* [What to work on]: Present every line in which the string "draw" appears.

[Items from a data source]
◇ ◇ ◇ ◇ ◇ ◇ ◇
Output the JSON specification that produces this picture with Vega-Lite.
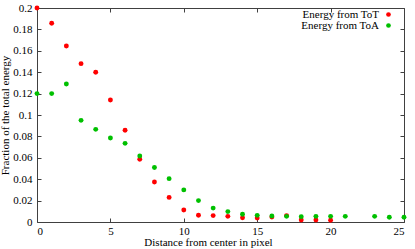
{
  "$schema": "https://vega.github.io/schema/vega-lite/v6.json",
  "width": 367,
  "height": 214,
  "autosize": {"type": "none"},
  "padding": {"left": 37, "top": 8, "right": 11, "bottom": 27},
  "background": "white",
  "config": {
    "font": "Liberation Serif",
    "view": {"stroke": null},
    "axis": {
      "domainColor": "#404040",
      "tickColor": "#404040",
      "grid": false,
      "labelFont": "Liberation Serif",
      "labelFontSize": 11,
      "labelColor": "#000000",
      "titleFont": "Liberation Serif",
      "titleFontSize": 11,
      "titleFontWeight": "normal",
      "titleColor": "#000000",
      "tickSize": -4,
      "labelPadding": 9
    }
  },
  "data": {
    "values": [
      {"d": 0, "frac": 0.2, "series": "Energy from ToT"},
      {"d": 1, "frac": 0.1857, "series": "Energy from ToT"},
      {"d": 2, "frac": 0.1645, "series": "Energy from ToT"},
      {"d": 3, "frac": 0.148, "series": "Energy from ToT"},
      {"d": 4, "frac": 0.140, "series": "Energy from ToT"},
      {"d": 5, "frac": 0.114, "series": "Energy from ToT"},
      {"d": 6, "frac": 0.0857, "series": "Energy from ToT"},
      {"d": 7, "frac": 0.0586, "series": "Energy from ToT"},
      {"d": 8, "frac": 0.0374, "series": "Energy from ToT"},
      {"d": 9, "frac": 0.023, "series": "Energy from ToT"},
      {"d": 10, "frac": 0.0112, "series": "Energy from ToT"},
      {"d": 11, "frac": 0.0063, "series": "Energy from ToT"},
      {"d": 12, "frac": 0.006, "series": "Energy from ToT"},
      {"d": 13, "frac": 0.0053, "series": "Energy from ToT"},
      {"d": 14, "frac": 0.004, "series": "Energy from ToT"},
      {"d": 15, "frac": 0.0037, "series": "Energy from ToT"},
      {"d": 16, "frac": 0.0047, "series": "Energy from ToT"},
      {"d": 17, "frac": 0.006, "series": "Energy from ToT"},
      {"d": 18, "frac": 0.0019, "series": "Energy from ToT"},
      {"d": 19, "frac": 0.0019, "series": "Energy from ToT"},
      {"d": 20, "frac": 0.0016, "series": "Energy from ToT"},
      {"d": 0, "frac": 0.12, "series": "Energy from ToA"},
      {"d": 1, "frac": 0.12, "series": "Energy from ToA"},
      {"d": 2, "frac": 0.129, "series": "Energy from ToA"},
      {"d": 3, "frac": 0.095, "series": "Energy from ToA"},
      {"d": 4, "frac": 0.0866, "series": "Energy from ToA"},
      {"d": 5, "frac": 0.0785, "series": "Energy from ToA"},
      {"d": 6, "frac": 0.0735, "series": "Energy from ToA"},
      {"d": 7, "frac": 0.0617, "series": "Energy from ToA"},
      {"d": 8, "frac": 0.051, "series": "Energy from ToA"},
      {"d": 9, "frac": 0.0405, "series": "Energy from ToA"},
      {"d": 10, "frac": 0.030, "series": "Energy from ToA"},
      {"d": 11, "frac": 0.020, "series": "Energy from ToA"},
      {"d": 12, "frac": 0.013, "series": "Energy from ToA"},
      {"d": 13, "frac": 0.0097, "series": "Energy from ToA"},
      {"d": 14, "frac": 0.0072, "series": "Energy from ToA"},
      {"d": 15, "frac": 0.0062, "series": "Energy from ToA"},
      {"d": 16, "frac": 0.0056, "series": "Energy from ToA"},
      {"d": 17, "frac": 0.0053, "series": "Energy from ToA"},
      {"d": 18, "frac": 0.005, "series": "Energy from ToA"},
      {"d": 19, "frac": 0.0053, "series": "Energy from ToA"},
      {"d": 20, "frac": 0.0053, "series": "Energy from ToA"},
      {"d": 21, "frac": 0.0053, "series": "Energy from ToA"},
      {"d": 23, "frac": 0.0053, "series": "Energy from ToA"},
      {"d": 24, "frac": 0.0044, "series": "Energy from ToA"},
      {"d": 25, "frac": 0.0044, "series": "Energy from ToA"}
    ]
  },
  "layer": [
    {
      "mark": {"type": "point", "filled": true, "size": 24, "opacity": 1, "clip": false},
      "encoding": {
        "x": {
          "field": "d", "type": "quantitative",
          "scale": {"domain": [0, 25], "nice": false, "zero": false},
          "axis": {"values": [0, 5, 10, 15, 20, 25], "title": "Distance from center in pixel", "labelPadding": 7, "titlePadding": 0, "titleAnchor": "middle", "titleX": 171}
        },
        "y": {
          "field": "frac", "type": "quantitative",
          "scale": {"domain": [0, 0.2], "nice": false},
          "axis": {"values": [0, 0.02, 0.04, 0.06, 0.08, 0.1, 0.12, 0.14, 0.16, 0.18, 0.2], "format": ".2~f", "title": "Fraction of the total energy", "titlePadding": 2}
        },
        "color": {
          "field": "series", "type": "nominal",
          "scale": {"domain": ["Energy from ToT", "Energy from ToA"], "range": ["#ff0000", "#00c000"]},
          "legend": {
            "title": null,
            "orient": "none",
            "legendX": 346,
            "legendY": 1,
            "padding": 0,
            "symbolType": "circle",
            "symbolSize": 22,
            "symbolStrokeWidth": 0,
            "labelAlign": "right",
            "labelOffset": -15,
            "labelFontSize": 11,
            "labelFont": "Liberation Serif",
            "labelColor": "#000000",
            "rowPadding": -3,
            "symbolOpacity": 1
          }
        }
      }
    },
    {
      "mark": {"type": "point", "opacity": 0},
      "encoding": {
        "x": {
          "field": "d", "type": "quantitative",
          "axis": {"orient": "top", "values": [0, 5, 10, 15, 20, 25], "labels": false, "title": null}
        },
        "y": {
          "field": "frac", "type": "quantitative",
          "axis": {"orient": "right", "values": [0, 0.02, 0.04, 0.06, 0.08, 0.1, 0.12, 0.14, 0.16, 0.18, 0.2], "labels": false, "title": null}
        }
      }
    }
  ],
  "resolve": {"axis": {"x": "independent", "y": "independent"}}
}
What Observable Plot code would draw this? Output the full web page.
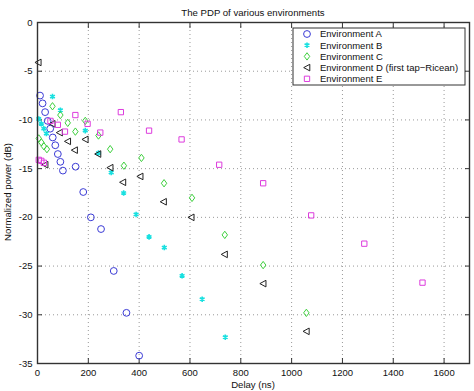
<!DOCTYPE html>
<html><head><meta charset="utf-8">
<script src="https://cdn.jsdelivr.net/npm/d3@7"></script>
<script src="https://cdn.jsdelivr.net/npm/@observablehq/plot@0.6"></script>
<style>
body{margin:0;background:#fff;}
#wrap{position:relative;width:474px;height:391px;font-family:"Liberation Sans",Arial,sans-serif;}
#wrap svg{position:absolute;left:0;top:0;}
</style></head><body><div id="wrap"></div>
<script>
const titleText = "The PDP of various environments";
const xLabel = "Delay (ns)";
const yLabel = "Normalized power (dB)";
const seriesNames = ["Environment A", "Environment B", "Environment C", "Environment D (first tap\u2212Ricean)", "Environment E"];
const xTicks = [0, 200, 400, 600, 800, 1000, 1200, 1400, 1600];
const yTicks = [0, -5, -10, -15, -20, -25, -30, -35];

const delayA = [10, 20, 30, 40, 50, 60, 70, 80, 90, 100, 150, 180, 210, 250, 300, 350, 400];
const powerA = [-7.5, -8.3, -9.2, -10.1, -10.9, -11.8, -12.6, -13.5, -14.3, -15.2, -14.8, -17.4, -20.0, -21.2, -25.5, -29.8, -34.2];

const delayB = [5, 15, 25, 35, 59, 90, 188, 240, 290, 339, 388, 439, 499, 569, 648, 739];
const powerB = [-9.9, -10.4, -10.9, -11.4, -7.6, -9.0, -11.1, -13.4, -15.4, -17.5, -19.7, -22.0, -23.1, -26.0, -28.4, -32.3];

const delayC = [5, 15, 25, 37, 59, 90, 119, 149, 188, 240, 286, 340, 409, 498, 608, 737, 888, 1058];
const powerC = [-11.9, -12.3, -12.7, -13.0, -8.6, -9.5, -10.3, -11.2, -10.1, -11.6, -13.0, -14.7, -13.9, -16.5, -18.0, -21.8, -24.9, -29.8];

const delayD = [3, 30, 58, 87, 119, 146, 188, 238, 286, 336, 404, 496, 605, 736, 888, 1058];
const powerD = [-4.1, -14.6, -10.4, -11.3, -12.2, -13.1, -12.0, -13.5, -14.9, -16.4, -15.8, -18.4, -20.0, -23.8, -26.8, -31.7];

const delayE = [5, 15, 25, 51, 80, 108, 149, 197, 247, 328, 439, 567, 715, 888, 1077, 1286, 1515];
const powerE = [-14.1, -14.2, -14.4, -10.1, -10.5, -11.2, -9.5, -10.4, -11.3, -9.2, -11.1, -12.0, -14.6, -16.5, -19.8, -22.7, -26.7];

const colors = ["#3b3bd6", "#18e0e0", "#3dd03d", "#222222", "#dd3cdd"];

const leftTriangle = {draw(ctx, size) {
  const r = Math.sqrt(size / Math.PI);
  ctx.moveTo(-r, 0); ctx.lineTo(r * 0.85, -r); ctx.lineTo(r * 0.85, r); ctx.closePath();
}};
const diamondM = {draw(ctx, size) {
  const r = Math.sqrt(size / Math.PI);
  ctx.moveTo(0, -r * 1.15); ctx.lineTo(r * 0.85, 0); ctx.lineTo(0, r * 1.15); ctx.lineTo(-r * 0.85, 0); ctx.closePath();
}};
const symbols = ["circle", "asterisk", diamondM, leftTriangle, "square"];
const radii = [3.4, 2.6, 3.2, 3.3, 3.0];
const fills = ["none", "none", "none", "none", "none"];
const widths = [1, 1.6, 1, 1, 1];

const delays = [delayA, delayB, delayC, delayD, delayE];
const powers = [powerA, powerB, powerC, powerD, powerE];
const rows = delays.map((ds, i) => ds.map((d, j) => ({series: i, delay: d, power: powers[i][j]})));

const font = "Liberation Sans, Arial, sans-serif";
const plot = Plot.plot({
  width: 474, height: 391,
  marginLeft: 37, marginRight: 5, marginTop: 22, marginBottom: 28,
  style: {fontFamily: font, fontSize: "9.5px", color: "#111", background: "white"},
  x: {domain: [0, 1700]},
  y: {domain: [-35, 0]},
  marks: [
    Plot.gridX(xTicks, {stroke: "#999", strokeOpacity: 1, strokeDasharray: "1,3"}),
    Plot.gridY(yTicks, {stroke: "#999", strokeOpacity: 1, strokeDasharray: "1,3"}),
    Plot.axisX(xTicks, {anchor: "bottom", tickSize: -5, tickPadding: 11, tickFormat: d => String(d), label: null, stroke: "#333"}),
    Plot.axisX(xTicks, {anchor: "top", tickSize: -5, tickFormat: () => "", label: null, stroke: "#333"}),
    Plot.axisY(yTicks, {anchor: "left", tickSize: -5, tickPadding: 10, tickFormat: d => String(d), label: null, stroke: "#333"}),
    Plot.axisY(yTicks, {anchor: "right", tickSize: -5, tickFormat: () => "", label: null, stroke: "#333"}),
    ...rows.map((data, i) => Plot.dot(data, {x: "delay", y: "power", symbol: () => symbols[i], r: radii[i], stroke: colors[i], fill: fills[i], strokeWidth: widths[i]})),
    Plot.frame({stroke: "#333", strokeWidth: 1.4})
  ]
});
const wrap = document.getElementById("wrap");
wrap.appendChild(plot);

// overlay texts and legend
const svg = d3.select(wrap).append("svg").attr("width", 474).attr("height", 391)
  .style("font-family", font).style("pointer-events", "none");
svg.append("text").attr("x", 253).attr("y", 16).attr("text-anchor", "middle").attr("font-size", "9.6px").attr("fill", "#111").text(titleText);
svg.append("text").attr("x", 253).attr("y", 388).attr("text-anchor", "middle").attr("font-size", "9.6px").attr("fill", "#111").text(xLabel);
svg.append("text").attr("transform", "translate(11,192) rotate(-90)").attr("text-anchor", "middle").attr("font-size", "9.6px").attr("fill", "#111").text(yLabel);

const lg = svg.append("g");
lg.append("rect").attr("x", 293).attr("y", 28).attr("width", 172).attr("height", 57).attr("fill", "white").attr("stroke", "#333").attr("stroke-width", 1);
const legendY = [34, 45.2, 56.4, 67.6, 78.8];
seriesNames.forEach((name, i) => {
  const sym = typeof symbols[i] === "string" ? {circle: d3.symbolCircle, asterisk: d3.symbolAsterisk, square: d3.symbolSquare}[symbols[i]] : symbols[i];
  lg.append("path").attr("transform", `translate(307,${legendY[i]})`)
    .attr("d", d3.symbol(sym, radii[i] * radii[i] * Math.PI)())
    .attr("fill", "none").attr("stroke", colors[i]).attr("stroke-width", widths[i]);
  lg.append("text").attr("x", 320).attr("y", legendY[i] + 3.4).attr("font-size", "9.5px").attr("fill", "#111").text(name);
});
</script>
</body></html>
◇ ◇ ◇ ◇ ◇ ◇ ◇
* [Solved problem]:
What Observable Plot code would draw this? Output the full web page.
const leftTriangle = {draw(ctx, size) {
const diamondM = {draw(ctx, size) {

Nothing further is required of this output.